I did a demonstration iron pour for "cast iron gypsy" (the person who made the video), and the local art-iron group, locally in 2019.
I thought that many of the art-iron folks would convert over to oil-fired furnaces after seeing how I did it.
As it turns out, the art-iron groups around the country hold festivals, where many of the artists travel long distances, and they fire up one or more coke-fired cupolas/cupolets.
It is a big, messy, hot, sometimes dangerous, very involved, very labor-intensive affair, and they work like ants in unison to make it all happen.
It is like a religious ceremony that goes on for several days; often a day of mold making, a day of pouring, and a day of shake out/cleanup, and often many group learning workshops.
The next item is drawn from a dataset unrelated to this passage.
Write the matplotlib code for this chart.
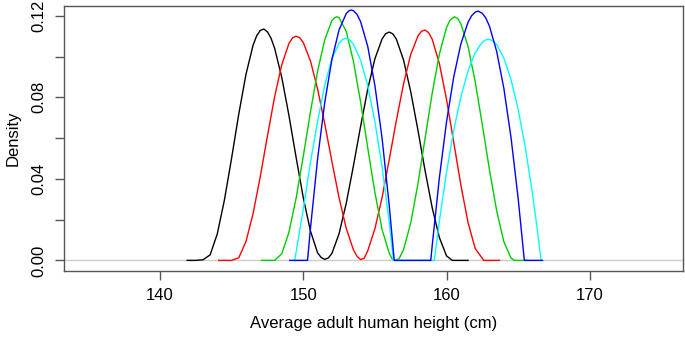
import matplotlib
matplotlib.use('Agg')
import matplotlib.pyplot as plt

plt.rcParams['font.family'] = ['Liberation Sans', 'DejaVu Sans']
plt.rcParams['font.size'] = 12

# density curves (height in cm, density)
black_x = [141.9, 142.5, 143.0, 143.5, 144.0, 144.5, 145.0, 145.5, 146.0, 146.5, 146.75, 147.0, 147.25,
           147.5, 147.75, 148.0, 148.5, 149.0, 149.5, 150.0, 150.5, 151.0, 151.25, 151.5, 151.75, 152.0,
           152.5, 153.0, 153.5, 154.0, 154.5, 155.0, 155.5, 155.75, 156.0, 156.25, 156.5, 157.0, 157.5,
           158.0, 158.5, 159.0, 159.5, 160.0, 160.4, 161.5]
black_y = [0, 0, 0.0003, 0.0027, 0.0130, 0.0297, 0.0502, 0.0718, 0.0912, 0.1056, 0.1102, 0.1128, 0.1135,
           0.1121, 0.1090, 0.1041, 0.0898, 0.0711, 0.0506, 0.0308, 0.0145, 0.0037, 0.0014, 0.0005, 0.0012, 0.0034,
           0.0131, 0.0280, 0.0463, 0.0657, 0.0840, 0.0989, 0.1086, 0.1112, 0.1120, 0.1111, 0.1085, 0.0983, 0.0828,
           0.0640, 0.0441, 0.0258, 0.0112, 0.0022, 0, 0]

red_x = [144.1, 145.0, 145.5, 146.0, 146.5, 147.0, 147.5, 148.0, 148.5, 149.0, 149.25, 149.5, 149.75,
         150.0, 150.5, 151.0, 151.5, 152.0, 152.5, 153.0, 153.5, 153.75, 154.0, 154.25, 154.5, 155.0,
         155.5, 156.0, 156.5, 157.0, 157.5, 158.0, 158.25, 158.5, 158.75, 159.0, 159.5, 160.0, 160.5,
         161.0, 161.5, 162.0, 162.6, 163.7]
red_y = [0, 0, 0.0013, 0.0092, 0.0230, 0.0411, 0.0610, 0.0802, 0.0960, 0.1064, 0.1091, 0.1100, 0.1092,
         0.1069, 0.0979, 0.0841, 0.0670, 0.0485, 0.0307, 0.0157, 0.0052, 0.0020, 0.0004, 0.0010, 0.0047, 0.0155,
         0.0308, 0.0494, 0.0687, 0.0866, 0.1010, 0.1100, 0.1124, 0.1130, 0.1117, 0.1085, 0.0966, 0.0789, 0.0580,
         0.0370, 0.0186, 0.0058, 0, 0]

green_x = [147.1, 148.0, 148.5, 149.0, 149.5, 150.0, 150.5, 151.0, 151.5, 152.0, 152.2, 152.35, 152.5,
           153.0, 153.5, 154.0, 154.5, 155.0, 155.5, 156.0, 156.2, 156.45, 156.7, 157.0, 157.5, 158.0,
           158.5, 159.0, 159.5, 160.0, 160.25, 160.55, 160.8, 161.0, 161.5, 162.0, 162.5, 163.0, 163.5,
           164.0, 164.5, 164.75, 165.55]
green_y = [0, 0, 0.0032, 0.0138, 0.0305, 0.0510, 0.0727, 0.0928, 0.1083, 0.1176, 0.1191, 0.1195, 0.1191,
           0.1123, 0.0977, 0.0778, 0.0552, 0.0333, 0.0152, 0.0035, 0.0008, 0, 0.0010, 0.0053, 0.0183, 0.0374,
           0.0598, 0.0820, 0.1012, 0.1143, 0.1179, 0.1195, 0.1185, 0.1161, 0.1050, 0.0877, 0.0664, 0.0443, 0.0243,
           0.0092, 0.0011, 0, 0]

blue_x = [149.06, 150.3, 150.5, 151.0, 151.5, 152.0, 152.5, 153.0, 153.2, 153.36, 153.5, 153.75, 154.0,
          154.5, 155.0, 155.5, 156.0, 156.35, 158.9, 159.0, 159.5, 160.0, 160.5, 161.0, 161.5, 161.75,
          162.0, 162.2, 162.5, 162.75, 163.0, 163.5, 164.0, 164.5, 165.0, 165.43, 166.7]
blue_y = [0, 0, 0.0155, 0.0498, 0.0775, 0.0986, 0.1131, 0.1211, 0.1225, 0.1228, 0.1225, 0.1207, 0.1172,
          0.1050, 0.0858, 0.0600, 0.0270, 0, 0, 0.0073, 0.0405, 0.0680, 0.0899, 0.1062, 0.1168, 0.1200,
          0.1218, 0.1223, 0.1212, 0.1188, 0.1148, 0.1025, 0.0844, 0.0603, 0.0303, 0, 0]

cyan_x = [149.4, 149.5, 150.0, 150.5, 151.0, 151.5, 152.0, 152.5, 152.75, 152.95, 153.25, 153.5, 154.0,
          154.5, 155.0, 155.5, 156.0, 156.3, 159.15, 159.5, 160.0, 160.5, 161.0, 161.5, 162.0, 162.5,
          162.75, 162.93, 163.25, 163.5, 164.0, 164.5, 165.0, 165.5, 166.0, 166.3, 166.6]
cyan_y = [0, 0.004, 0.025, 0.048, 0.068, 0.086, 0.099, 0.1065, 0.1084, 0.109, 0.1081, 0.106, 0.0983,
          0.0857, 0.0681, 0.0459, 0.0187, 0, 0, 0.0192, 0.0433, 0.0637, 0.0802, 0.0930, 0.1019, 0.1071,
          0.1082, 0.1085, 0.1077, 0.1059, 0.0993, 0.0887, 0.0740, 0.0553, 0.0326, 0.0170, 0]

x_ticks = [140, 150, 160, 170]
y_ticks = [0.00, 0.02, 0.04, 0.06, 0.08, 0.10, 0.12]
y_ticklabels = ['0.00', '', '0.04', '', '0.08', '', '0.12']

fig = plt.figure(figsize=(6.85, 3.4), dpi=100)
ax = fig.add_axes([0.0934, 0.203, 0.9036, 0.7794])

# zero line under everything
ax.axhline(0, color='#cccccc', lw=1.0, zorder=1)

# R default palette
curves = [(black_x, black_y, 'black'),
          (red_x, red_y, '#FF0000'),
          (green_x, green_y, '#00CD00'),
          (cyan_x, cyan_y, '#00FFFF'),
          (blue_x, blue_y, '#0000FF')]
for xs, ys, col in curves:
    ax.plot(xs, ys, color=col, lw=1.0, zorder=2, solid_joinstyle='round')

ax.set_xlim(133.3, 176.5)
ax.set_ylim(-0.0052, 0.1248)

ax.set_xticks(x_ticks)
ax.set_yticks(y_ticks)
ax.set_yticklabels(y_ticklabels, rotation=90, va='center')

for s in ax.spines.values():
    s.set_color('#555555')
    s.set_linewidth(1.0)
ax.tick_params(direction='out', length=6.5, width=1.0, color='#555555', pad=6, labelsize=12)

ax.set_xlabel('Average adult human height (cm)', fontsize=12, labelpad=9)
ax.set_ylabel('Density', fontsize=12, labelpad=8)

fig.savefig('out.png', dpi=100)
They have no desire to melt and pour iron efficiently.
It is all about the comradery of working together in a ceremonial fashion, for a common goal (to make artwork in gray iron), and the coke-fired cupola/cupolets are the centeral part of that.
The cupolas/cupolets beltch out fire, smoke, and pour out and spill impressive streams of molten iron for the crowd to witness, and so it is show business as much as it is creating artwork.
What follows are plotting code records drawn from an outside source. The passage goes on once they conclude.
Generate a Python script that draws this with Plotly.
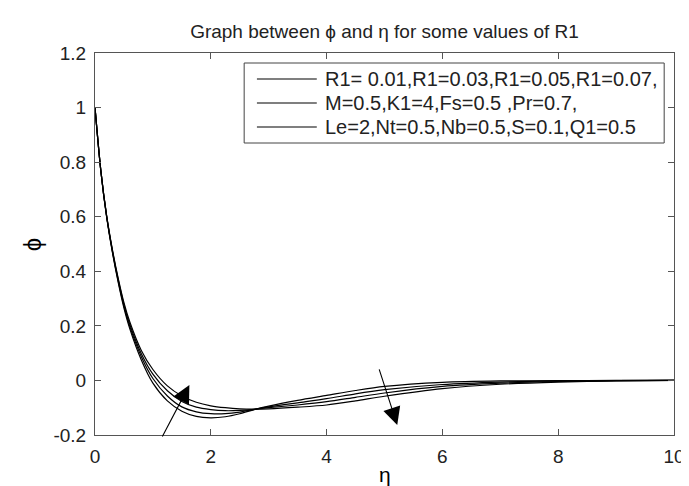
import plotly.graph_objects as go

eta = [0, 0.1, 0.2, 0.3, 0.4, 0.5, 0.6, 0.8, 1.0, 1.25, 1.5, 1.75, 2.0, 2.25, 2.5, 2.75,
       3.0, 3.5, 4.0, 4.5, 5.0, 6.0, 7.0, 8.0, 9.0, 10.0]

phi_r1_001 = [1.0, 0.77, 0.60, 0.47, 0.36, 0.265, 0.19, 0.075, -0.01, -0.075, -0.113, -0.132,
              -0.137, -0.133, -0.122, -0.107, -0.094, -0.073, -0.055, -0.037, -0.022, -0.007,
              -0.002, -0.001, 0.0, 0.0]
phi_r1_003 = [1.0, 0.77, 0.602, 0.473, 0.365, 0.272, 0.198, 0.087, 0.007, -0.057, -0.097, -0.115,
              -0.122, -0.122, -0.116, -0.106, -0.097, -0.082, -0.067, -0.049, -0.034, -0.015,
              -0.006, -0.002, -0.001, 0.0]
phi_r1_005 = [1.0, 0.77, 0.604, 0.477, 0.37, 0.278, 0.206, 0.098, 0.023, -0.038, -0.077, -0.098,
              -0.107, -0.111, -0.110, -0.106, -0.100, -0.090, -0.078, -0.062, -0.046, -0.022,
              -0.010, -0.004, -0.001, 0.0]
phi_r1_007 = [1.0, 0.77, 0.605, 0.48, 0.375, 0.285, 0.215, 0.11, 0.04, -0.02, -0.057, -0.08,
              -0.093, -0.100, -0.104, -0.105, -0.104, -0.098, -0.090, -0.075, -0.058, -0.030,
              -0.014, -0.006, -0.002, 0.0]

series = [phi_r1_001, phi_r1_003, phi_r1_005, phi_r1_007]
series_names = ["R1=0.01", "R1=0.03", "R1=0.05", "R1=0.07"]
legend_texts = [
    "R1= 0.01,R1=0.03,R1=0.05,R1=0.07,",
    "M=0.5,K1=4,Fs=0.5 ,Pr=0.7,",
    "Le=2,Nt=0.5,Nb=0.5,S=0.1,Q1=0.5",
]

x_ticks = [0, 2, 4, 6, 8, 10]
y_ticks = [-0.2, 0, 0.2, 0.4, 0.6, 0.8, 1.0, 1.2]
y_tick_labels = ["-0.2", "0", "0.2", "0.4", "0.6", "0.8", "1", "1.2"]

# arrows: (tail_x, tail_y, head_x, head_y)
arrows = [(1.15, -0.211, 1.63, -0.017), (4.9, 0.046, 5.22, -0.163)]

FONT = "Liberation Sans, Arial, sans-serif"
AXC = "#555555"
TXT = "#222222"

# plot area in pixels
L, R, T, B = 87, 677, 45, 427
W, H = 689, 486


def px(xp):
    return (xp - L) / (R - L)


def py(yp):
    return (B - yp) / (B - T)


fig = go.Figure()
for ys, name in zip(series, series_names):
    fig.add_trace(go.Scatter(
        x=eta, y=ys, mode="lines", name=name, showlegend=False,
        line=dict(color="black", width=1.2, shape="spline", smoothing=0.8),
    ))

for tx, ty, hx, hy in arrows:
    fig.add_annotation(x=hx, y=hy, ax=tx, ay=ty, xref="x", yref="y", axref="x", ayref="y",
                       text="", showarrow=True, arrowhead=2, arrowsize=3.2, arrowwidth=1.1,
                       arrowcolor="black")

# legend box drawn by hand (MATLAB-style compact rows)
fig.add_shape(type="rect", xref="paper", yref="paper", x0=px(239), x1=px(667),
              y0=py(135), y1=py(55), line=dict(color="#444444", width=1), fillcolor="white",
              layer="above")
row_y = [71, 95, 119]
for txt, ry in zip(legend_texts, row_y):
    fig.add_shape(type="line", xref="paper", yref="paper", x0=px(252), x1=px(313),
                  y0=py(ry), y1=py(ry), line=dict(color="black", width=1.1), layer="above")
    fig.add_annotation(text=txt, xref="paper", yref="paper", x=px(319), y=py(ry),
                       xanchor="left", yanchor="middle", showarrow=False,
                       font=dict(family=FONT, size=20, color=TXT))

fig.add_annotation(text="ϕ", xref="paper", yref="paper", x=px(23), y=py(237),
                   xanchor="center", yanchor="middle",
                   showarrow=False, textangle=-90, font=dict(family=FONT, size=24, color="black"))
fig.add_annotation(text="η", xref="paper", yref="paper", x=px(382), y=py(467),
                   xanchor="center", yanchor="middle",
                   showarrow=False, font=dict(family=FONT, size=21, color="black"))

fig.update_layout(
    width=W, height=H,
    margin=dict(l=L, r=W - R, t=T, b=H - B),
    paper_bgcolor="white", plot_bgcolor="white",
    title=dict(text="Graph between ϕ and η for some values of R1", x=px(382), xref="paper",
               xanchor="center", y=1 - 23 / H, yanchor="middle",
               font=dict(family=FONT, size=19, color=TXT)),
    font=dict(family=FONT, size=19, color=TXT),
    showlegend=False,
)
fig.update_xaxes(range=[0, 10], tickvals=x_ticks, ticks="inside", ticklen=6, tickcolor=AXC,
                 showline=True, linecolor=AXC, linewidth=1, mirror="ticks", showgrid=False,
                 zeroline=False, tickfont=dict(size=19), ticklabelstandoff=4)
fig.update_yaxes(range=[-0.2, 1.2], tickvals=y_ticks, ticktext=y_tick_labels, ticks="inside",
                 ticklen=6, tickcolor=AXC, showline=True, linecolor=AXC, linewidth=1,
                 mirror="ticks", showgrid=False, zeroline=False, tickfont=dict(size=19),
                 ticklabelstandoff=4)

fig.write_html("out.html")
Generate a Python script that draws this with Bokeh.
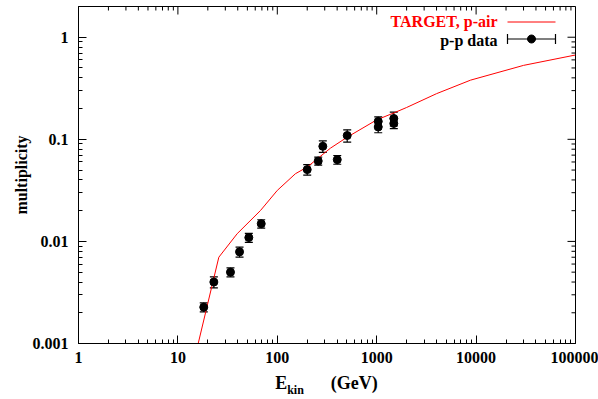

I am convinced that art-iron folks will never use oil-fired crucible furnaces.
It would ruin their display/show.
Doing things the hard way/old-school way is an integral part of what they do to create art.
And the art-iron folks have access to coke (coal heated in the absence of oxygen) for a fuel, but for a normal hobby person like myself, small quantities of coke have been basically impossible to find for sale.